What is expected: Render the material again word for word, skipping the pictures in it.

Information given:
__________________________________________________

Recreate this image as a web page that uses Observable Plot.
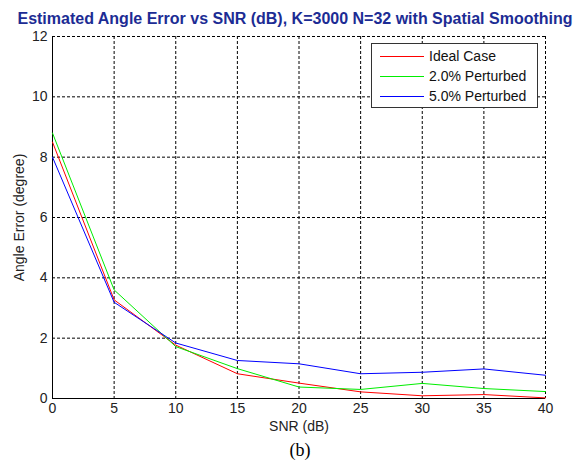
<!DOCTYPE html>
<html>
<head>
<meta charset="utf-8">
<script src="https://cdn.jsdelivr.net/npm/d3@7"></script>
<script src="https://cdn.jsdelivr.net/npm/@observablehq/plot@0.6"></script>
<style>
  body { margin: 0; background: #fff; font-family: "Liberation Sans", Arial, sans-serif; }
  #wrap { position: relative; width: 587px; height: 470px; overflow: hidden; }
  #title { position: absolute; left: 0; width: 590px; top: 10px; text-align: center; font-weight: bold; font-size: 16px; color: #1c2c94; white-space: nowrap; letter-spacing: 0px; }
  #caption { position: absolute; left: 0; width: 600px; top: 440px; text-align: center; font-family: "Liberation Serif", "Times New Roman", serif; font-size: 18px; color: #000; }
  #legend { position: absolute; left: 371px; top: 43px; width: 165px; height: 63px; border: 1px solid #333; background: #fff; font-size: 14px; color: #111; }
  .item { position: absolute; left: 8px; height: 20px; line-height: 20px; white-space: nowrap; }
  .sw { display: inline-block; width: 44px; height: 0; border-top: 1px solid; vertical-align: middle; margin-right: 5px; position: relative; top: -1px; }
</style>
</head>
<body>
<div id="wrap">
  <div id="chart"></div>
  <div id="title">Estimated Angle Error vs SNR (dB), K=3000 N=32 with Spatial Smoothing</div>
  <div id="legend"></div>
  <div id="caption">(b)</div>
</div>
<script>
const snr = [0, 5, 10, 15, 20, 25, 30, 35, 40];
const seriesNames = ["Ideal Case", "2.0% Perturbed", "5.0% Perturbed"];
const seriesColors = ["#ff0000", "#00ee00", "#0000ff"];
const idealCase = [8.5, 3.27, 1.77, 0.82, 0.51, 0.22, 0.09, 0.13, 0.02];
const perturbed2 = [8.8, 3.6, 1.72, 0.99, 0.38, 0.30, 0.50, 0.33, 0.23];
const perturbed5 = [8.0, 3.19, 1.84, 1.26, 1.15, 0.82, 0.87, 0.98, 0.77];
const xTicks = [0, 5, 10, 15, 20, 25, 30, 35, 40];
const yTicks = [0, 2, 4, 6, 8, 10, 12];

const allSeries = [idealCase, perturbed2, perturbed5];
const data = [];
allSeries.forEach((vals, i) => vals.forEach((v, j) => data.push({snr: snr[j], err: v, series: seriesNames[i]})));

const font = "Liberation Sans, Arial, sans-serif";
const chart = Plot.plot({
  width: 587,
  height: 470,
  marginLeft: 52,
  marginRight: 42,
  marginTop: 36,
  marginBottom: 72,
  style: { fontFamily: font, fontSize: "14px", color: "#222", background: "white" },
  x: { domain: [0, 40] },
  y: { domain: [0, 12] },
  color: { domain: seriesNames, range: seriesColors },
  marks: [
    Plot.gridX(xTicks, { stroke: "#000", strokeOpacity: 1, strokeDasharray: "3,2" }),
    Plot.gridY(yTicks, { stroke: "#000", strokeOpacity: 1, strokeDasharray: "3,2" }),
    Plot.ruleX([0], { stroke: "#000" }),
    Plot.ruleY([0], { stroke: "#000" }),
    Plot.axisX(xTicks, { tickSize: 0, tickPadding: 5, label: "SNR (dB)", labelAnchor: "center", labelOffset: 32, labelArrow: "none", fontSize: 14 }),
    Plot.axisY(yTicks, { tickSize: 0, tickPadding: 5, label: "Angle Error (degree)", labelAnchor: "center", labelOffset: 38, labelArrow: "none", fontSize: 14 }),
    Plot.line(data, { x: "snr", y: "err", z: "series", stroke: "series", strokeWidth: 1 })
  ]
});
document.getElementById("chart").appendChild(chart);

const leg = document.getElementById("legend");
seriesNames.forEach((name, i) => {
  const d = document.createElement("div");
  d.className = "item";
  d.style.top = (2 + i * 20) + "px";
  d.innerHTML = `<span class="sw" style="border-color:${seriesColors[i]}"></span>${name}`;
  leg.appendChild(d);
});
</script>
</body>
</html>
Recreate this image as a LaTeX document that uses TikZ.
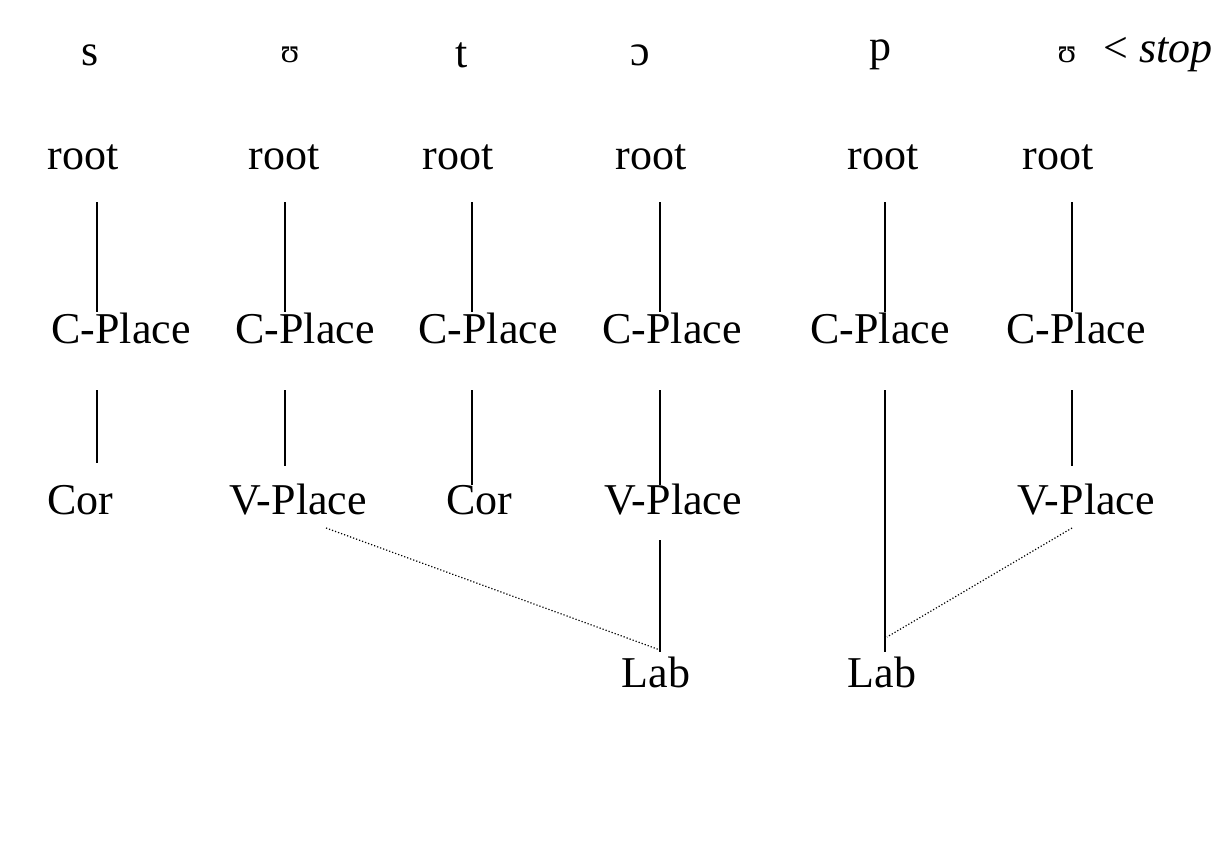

__________________________________________________

Reply:
Recreate this image as a web page that uses Observable Plot.
<!DOCTYPE html>
<html>
<head>
<meta charset="utf-8">
<script src="https://cdn.jsdelivr.net/npm/d3@7"></script>
<script src="https://cdn.jsdelivr.net/npm/@observablehq/plot@0.6"></script>
<style>
  body { margin: 0; background: #fff; font-family: "Liberation Sans", Arial, sans-serif; }
  #wrap { position: relative; width: 587px; height: 470px; overflow: hidden; }
  #title { position: absolute; left: 0; width: 590px; top: 10px; text-align: center; font-weight: bold; font-size: 16px; color: #1c2c94; white-space: nowrap; letter-spacing: 0px; }
  #caption { position: absolute; left: 0; width: 600px; top: 440px; text-align: center; font-family: "Liberation Serif", "Times New Roman", serif; font-size: 18px; color: #000; }
  #legend { position: absolute; left: 371px; top: 43px; width: 165px; height: 63px; border: 1px solid #333; background: #fff; font-size: 14px; color: #111; }
  .item { position: absolute; left: 8px; height: 20px; line-height: 20px; white-space: nowrap; }
  .sw { display: inline-block; width: 44px; height: 0; border-top: 1px solid; vertical-align: middle; margin-right: 5px; position: relative; top: -1px; }
</style>
</head>
<body>
<div id="wrap">
  <div id="chart"></div>
  <div id="title">Estimated Angle Error vs SNR (dB), K=3000 N=32 with Spatial Smoothing</div>
  <div id="legend"></div>
  <div id="caption">(b)</div>
</div>
<script>
const snr = [0, 5, 10, 15, 20, 25, 30, 35, 40];
const seriesNames = ["Ideal Case", "2.0% Perturbed", "5.0% Perturbed"];
const seriesColors = ["#ff0000", "#00ee00", "#0000ff"];
const idealCase = [8.5, 3.27, 1.77, 0.82, 0.51, 0.22, 0.09, 0.13, 0.02];
const perturbed2 = [8.8, 3.6, 1.72, 0.99, 0.38, 0.30, 0.50, 0.33, 0.23];
const perturbed5 = [8.0, 3.19, 1.84, 1.26, 1.15, 0.82, 0.87, 0.98, 0.77];
const xTicks = [0, 5, 10, 15, 20, 25, 30, 35, 40];
const yTicks = [0, 2, 4, 6, 8, 10, 12];

const allSeries = [idealCase, perturbed2, perturbed5];
const data = [];
allSeries.forEach((vals, i) => vals.forEach((v, j) => data.push({snr: snr[j], err: v, series: seriesNames[i]})));

const font = "Liberation Sans, Arial, sans-serif";
const chart = Plot.plot({
  width: 587,
  height: 470,
  marginLeft: 52,
  marginRight: 42,
  marginTop: 36,
  marginBottom: 72,
  style: { fontFamily: font, fontSize: "14px", color: "#222", background: "white" },
  x: { domain: [0, 40] },
  y: { domain: [0, 12] },
  color: { domain: seriesNames, range: seriesColors },
  marks: [
    Plot.gridX(xTicks, { stroke: "#000", strokeOpacity: 1, strokeDasharray: "3,2" }),
    Plot.gridY(yTicks, { stroke: "#000", strokeOpacity: 1, strokeDasharray: "3,2" }),
    Plot.ruleX([0], { stroke: "#000" }),
    Plot.ruleY([0], { stroke: "#000" }),
    Plot.axisX(xTicks, { tickSize: 0, tickPadding: 5, label: "SNR (dB)", labelAnchor: "center", labelOffset: 32, labelArrow: "none", fontSize: 14 }),
    Plot.axisY(yTicks, { tickSize: 0, tickPadding: 5, label: "Angle Error (degree)", labelAnchor: "center", labelOffset: 38, labelArrow: "none", fontSize: 14 }),
    Plot.line(data, { x: "snr", y: "err", z: "series", stroke: "series", strokeWidth: 1 })
  ]
});
document.getElementById("chart").appendChild(chart);

const leg = document.getElementById("legend");
seriesNames.forEach((name, i) => {
  const d = document.createElement("div");
  d.className = "item";
  d.style.top = (2 + i * 20) + "px";
  d.innerHTML = `<span class="sw" style="border-color:${seriesColors[i]}"></span>${name}`;
  leg.appendChild(d);
});
</script>
</body>
</html>
Recreate this image as a LaTeX document that uses TikZ.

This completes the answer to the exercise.